Records:

╭──

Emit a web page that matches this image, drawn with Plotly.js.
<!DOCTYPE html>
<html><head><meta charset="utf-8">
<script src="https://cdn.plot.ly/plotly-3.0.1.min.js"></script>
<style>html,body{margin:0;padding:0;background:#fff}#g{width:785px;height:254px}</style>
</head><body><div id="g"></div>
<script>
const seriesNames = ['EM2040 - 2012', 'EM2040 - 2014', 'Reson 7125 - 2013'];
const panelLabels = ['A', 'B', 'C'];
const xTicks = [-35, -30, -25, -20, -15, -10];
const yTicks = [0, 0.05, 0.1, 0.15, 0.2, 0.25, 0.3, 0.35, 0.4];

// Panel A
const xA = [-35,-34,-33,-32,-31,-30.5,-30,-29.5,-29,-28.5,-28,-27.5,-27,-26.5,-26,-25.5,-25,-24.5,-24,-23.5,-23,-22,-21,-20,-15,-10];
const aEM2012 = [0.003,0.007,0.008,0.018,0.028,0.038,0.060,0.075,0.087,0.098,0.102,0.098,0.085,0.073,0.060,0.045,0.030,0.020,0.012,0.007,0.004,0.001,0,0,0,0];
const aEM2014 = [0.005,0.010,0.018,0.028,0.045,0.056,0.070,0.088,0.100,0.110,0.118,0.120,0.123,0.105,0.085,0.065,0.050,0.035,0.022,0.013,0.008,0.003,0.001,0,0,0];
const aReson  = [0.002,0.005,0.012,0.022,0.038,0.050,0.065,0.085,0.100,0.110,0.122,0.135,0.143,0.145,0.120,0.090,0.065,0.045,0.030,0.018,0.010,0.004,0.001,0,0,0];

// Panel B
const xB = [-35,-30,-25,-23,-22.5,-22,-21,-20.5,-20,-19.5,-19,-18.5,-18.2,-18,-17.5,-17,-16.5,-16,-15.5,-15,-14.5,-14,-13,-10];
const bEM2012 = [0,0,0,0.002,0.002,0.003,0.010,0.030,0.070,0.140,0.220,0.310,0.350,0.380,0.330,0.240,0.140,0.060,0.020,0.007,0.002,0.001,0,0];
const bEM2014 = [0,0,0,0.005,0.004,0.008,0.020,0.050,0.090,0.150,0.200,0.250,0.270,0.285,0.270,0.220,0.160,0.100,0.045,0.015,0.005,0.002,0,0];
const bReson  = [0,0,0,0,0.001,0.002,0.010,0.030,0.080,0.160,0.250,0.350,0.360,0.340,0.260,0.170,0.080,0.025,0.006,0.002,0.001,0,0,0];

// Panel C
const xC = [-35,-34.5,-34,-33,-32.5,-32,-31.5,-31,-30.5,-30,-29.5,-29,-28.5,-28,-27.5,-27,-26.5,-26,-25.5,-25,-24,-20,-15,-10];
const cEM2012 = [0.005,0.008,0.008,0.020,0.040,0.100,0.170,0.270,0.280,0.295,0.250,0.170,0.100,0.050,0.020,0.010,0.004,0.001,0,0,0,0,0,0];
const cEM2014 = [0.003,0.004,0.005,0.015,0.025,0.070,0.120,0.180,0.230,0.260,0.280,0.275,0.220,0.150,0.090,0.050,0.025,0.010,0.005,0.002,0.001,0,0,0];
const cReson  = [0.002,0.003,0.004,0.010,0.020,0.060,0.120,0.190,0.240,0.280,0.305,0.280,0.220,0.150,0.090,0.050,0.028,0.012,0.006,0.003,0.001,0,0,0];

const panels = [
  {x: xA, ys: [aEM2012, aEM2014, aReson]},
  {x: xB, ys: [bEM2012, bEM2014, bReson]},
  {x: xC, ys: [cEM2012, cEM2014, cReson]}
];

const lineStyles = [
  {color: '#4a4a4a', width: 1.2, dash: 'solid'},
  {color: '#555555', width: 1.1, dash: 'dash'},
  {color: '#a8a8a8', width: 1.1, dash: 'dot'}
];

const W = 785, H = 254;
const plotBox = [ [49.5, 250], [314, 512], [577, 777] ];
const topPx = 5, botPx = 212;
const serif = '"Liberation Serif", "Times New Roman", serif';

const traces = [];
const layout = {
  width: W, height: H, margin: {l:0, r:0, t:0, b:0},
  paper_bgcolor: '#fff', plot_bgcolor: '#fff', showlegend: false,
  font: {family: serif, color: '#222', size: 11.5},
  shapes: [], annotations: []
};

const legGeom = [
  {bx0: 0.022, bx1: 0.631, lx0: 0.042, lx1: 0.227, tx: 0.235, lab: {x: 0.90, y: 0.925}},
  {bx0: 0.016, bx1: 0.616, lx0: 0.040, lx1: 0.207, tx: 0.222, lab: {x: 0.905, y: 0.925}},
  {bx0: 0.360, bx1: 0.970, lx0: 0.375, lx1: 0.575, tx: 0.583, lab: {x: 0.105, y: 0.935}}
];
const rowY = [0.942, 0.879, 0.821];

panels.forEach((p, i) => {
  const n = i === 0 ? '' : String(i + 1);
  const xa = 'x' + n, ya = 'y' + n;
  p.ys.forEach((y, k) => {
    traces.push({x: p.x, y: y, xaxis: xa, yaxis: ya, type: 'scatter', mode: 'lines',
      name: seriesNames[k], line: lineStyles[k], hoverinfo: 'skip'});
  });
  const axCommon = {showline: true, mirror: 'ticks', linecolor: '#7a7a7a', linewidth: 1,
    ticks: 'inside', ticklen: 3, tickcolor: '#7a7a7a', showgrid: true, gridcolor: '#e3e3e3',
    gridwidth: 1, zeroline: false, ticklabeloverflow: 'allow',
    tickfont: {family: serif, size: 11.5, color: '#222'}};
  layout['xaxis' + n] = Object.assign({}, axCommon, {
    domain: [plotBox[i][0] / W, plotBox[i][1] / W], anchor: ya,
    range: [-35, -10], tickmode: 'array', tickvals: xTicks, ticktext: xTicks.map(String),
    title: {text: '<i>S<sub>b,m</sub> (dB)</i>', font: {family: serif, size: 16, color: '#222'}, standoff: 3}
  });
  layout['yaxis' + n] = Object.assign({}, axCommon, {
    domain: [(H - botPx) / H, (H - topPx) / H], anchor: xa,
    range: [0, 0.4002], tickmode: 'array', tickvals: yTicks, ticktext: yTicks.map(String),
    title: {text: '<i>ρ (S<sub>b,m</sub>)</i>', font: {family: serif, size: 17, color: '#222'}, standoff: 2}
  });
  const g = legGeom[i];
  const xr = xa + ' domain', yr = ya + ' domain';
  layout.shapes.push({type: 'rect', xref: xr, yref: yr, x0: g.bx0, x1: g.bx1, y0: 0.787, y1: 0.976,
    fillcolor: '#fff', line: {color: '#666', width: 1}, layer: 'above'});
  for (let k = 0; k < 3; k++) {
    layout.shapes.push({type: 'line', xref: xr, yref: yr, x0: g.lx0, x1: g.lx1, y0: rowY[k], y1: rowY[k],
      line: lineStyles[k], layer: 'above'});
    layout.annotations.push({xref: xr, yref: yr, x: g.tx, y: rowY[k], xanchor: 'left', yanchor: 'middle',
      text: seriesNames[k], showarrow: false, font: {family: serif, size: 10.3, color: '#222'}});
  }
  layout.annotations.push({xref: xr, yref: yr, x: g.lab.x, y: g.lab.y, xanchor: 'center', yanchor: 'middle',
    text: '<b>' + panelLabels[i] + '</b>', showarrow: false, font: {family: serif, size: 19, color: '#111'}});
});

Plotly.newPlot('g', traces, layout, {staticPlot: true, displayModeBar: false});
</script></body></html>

╰──
╭──

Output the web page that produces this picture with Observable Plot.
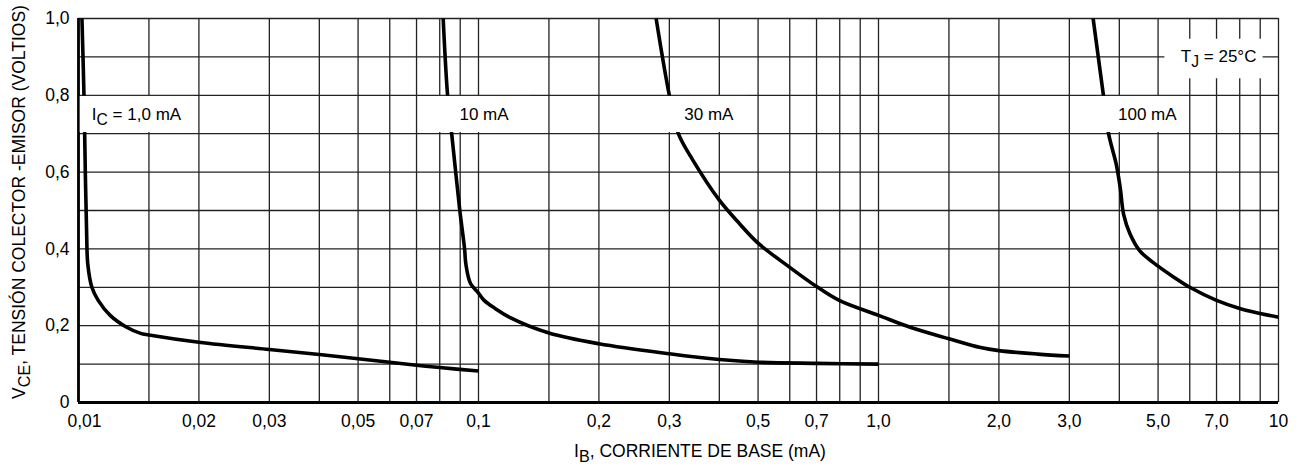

╰──
╭──

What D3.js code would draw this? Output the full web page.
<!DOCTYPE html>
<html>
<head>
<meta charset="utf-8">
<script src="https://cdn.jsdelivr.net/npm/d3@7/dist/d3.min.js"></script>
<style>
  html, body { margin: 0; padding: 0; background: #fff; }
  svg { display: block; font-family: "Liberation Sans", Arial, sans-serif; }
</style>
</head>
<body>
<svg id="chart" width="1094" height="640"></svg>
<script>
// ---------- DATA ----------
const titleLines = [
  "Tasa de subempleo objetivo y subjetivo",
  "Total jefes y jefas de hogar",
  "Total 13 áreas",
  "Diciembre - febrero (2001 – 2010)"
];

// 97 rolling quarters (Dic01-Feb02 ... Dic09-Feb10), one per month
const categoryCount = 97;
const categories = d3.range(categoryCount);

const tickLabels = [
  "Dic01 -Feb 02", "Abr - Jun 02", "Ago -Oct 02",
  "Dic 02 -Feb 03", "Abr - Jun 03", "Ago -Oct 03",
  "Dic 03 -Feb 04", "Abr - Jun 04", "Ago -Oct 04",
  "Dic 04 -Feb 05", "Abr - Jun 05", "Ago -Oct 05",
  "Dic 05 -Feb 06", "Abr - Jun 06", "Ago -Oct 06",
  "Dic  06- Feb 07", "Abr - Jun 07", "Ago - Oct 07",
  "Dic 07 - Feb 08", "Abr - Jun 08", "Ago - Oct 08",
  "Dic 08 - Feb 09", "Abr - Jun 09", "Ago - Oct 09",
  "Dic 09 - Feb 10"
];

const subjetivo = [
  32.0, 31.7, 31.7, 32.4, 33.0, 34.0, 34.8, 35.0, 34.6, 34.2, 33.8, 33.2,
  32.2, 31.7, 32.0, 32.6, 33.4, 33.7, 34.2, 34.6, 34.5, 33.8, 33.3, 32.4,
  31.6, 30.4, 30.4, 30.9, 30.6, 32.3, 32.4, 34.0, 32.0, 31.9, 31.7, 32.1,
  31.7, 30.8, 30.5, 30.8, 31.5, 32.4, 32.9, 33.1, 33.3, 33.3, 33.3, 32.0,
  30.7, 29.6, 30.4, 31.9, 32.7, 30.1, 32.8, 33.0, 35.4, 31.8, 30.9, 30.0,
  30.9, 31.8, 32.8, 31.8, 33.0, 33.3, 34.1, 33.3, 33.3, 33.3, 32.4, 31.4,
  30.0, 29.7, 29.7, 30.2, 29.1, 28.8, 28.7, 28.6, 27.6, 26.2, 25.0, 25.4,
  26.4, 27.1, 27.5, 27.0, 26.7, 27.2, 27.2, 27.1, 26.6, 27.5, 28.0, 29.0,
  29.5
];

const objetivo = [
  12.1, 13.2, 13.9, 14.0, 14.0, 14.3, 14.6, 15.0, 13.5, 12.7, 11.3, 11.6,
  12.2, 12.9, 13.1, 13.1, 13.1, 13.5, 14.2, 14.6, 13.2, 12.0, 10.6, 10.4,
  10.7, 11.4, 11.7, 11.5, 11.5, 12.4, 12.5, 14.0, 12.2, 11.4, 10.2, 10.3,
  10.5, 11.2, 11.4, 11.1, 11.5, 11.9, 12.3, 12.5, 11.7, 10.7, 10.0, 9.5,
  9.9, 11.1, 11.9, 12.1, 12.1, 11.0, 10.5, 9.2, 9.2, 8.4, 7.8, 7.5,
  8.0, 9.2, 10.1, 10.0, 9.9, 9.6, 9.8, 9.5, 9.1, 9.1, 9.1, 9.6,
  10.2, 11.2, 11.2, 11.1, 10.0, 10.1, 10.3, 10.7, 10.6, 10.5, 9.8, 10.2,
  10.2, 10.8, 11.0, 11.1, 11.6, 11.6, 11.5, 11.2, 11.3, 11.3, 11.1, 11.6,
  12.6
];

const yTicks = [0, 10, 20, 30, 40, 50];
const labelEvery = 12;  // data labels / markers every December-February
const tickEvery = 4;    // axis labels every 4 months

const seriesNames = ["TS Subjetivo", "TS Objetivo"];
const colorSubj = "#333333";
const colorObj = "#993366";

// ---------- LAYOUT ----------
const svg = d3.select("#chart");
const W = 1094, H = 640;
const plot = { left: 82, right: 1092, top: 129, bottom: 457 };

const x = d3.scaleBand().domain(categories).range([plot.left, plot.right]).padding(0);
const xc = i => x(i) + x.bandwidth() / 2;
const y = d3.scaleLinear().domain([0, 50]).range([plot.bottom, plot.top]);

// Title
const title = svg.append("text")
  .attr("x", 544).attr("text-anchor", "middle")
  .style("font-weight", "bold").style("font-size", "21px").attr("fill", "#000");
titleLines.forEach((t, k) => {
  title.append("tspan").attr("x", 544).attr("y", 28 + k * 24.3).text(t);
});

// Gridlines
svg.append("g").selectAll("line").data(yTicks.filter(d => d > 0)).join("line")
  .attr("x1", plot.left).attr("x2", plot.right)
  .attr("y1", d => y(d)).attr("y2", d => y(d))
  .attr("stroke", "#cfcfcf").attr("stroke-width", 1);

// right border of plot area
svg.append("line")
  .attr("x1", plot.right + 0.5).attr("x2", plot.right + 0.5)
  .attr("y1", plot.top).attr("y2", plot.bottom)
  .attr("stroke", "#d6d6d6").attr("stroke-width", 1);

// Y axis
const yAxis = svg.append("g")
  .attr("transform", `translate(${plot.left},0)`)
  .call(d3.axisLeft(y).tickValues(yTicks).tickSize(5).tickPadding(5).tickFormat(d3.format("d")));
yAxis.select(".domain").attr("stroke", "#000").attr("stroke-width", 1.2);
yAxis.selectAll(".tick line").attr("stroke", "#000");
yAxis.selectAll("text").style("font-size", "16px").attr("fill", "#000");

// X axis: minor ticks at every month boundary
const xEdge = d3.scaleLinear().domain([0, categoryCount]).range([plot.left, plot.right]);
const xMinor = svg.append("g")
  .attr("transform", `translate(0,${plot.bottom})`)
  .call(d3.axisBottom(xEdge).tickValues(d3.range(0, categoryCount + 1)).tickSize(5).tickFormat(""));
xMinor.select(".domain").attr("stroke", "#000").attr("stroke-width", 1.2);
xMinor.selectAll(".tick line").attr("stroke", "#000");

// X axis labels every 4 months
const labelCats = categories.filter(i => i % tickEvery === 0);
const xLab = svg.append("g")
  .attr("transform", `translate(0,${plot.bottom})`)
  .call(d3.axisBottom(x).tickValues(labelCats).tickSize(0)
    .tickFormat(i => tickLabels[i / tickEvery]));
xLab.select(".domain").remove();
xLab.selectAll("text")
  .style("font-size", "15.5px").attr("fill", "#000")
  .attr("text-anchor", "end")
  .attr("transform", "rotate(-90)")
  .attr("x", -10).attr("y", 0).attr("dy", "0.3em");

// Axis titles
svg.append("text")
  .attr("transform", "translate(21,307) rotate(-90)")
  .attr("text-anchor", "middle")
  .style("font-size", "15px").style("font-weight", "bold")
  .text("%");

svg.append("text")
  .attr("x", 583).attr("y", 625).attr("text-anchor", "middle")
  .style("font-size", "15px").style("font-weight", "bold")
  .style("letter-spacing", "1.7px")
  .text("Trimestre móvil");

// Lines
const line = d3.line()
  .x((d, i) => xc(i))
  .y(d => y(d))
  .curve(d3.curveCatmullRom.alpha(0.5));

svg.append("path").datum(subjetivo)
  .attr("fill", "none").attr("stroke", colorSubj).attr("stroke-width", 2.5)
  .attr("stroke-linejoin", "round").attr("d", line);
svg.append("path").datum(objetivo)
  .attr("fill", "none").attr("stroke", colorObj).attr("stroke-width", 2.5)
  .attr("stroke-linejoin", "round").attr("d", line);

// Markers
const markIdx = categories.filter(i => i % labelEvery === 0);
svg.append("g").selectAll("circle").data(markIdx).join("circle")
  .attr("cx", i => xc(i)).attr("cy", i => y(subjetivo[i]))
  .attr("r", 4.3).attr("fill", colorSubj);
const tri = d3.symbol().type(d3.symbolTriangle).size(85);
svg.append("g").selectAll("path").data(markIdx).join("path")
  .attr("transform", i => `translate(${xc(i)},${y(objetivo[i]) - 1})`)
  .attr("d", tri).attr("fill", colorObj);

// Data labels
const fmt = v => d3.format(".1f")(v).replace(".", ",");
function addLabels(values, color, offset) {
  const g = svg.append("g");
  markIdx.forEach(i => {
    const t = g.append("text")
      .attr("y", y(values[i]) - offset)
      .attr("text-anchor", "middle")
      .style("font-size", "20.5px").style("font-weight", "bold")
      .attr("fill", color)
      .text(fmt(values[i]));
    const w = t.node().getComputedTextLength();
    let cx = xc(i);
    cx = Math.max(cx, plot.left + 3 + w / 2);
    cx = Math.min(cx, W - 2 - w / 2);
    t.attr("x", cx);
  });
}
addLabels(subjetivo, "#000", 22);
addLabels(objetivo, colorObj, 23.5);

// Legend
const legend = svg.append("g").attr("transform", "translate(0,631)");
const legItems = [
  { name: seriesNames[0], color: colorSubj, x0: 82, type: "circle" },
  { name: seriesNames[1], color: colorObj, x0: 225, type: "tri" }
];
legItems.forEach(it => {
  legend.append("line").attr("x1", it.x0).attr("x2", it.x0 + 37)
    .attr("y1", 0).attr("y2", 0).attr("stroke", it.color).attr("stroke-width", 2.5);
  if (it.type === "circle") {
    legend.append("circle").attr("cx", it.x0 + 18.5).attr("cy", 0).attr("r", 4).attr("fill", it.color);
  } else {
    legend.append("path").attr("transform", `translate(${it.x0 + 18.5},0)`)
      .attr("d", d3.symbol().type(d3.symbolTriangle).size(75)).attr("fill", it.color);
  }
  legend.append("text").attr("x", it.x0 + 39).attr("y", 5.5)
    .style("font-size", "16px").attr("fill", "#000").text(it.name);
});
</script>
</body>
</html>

╰──

Problem:
Of all the lines in the material above, how many contain the word "that"? Give only the count.

Result of this exercise:
2